REQUIREMENT: Can you print every record below exactly as written?

>> START DATASET RECORDS

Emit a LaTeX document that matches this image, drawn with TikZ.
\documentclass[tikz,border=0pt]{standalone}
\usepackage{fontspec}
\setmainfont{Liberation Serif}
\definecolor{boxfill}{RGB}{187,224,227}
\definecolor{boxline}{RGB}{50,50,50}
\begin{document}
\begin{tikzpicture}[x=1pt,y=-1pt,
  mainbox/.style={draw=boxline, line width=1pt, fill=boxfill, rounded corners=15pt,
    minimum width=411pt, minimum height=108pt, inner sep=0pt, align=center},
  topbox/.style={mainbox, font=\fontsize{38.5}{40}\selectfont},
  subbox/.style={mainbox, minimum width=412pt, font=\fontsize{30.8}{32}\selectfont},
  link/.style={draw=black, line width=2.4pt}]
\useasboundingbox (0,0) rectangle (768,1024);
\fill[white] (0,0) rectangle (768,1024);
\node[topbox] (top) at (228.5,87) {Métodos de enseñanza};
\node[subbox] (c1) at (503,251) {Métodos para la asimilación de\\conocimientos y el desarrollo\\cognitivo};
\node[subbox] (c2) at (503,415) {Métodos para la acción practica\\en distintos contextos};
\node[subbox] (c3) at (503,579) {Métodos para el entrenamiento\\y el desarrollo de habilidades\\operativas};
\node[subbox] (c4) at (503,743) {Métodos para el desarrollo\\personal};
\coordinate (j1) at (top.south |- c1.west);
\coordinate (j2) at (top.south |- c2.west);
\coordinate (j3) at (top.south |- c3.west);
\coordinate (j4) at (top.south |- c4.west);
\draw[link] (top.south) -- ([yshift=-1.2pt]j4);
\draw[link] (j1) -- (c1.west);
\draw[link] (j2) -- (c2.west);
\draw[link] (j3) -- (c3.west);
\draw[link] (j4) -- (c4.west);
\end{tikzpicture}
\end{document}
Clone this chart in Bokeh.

>> END DATASET RECORDS

FINISHED TASK:
Emit a LaTeX document that matches this image, drawn with TikZ.
\documentclass[tikz,border=0pt]{standalone}
\usepackage{fontspec}
\setmainfont{Liberation Serif}
\definecolor{boxfill}{RGB}{187,224,227}
\definecolor{boxline}{RGB}{50,50,50}
\begin{document}
\begin{tikzpicture}[x=1pt,y=-1pt,
  mainbox/.style={draw=boxline, line width=1pt, fill=boxfill, rounded corners=15pt,
    minimum width=411pt, minimum height=108pt, inner sep=0pt, align=center},
  topbox/.style={mainbox, font=\fontsize{38.5}{40}\selectfont},
  subbox/.style={mainbox, minimum width=412pt, font=\fontsize{30.8}{32}\selectfont},
  link/.style={draw=black, line width=2.4pt}]
\useasboundingbox (0,0) rectangle (768,1024);
\fill[white] (0,0) rectangle (768,1024);
\node[topbox] (top) at (228.5,87) {Métodos de enseñanza};
\node[subbox] (c1) at (503,251) {Métodos para la asimilación de\\conocimientos y el desarrollo\\cognitivo};
\node[subbox] (c2) at (503,415) {Métodos para la acción practica\\en distintos contextos};
\node[subbox] (c3) at (503,579) {Métodos para el entrenamiento\\y el desarrollo de habilidades\\operativas};
\node[subbox] (c4) at (503,743) {Métodos para el desarrollo\\personal};
\coordinate (j1) at (top.south |- c1.west);
\coordinate (j2) at (top.south |- c2.west);
\coordinate (j3) at (top.south |- c3.west);
\coordinate (j4) at (top.south |- c4.west);
\draw[link] (top.south) -- ([yshift=-1.2pt]j4);
\draw[link] (j1) -- (c1.west);
\draw[link] (j2) -- (c2.west);
\draw[link] (j3) -- (c3.west);
\draw[link] (j4) -- (c4.west);
\end{tikzpicture}
\end{document}
Clone this chart in Bokeh.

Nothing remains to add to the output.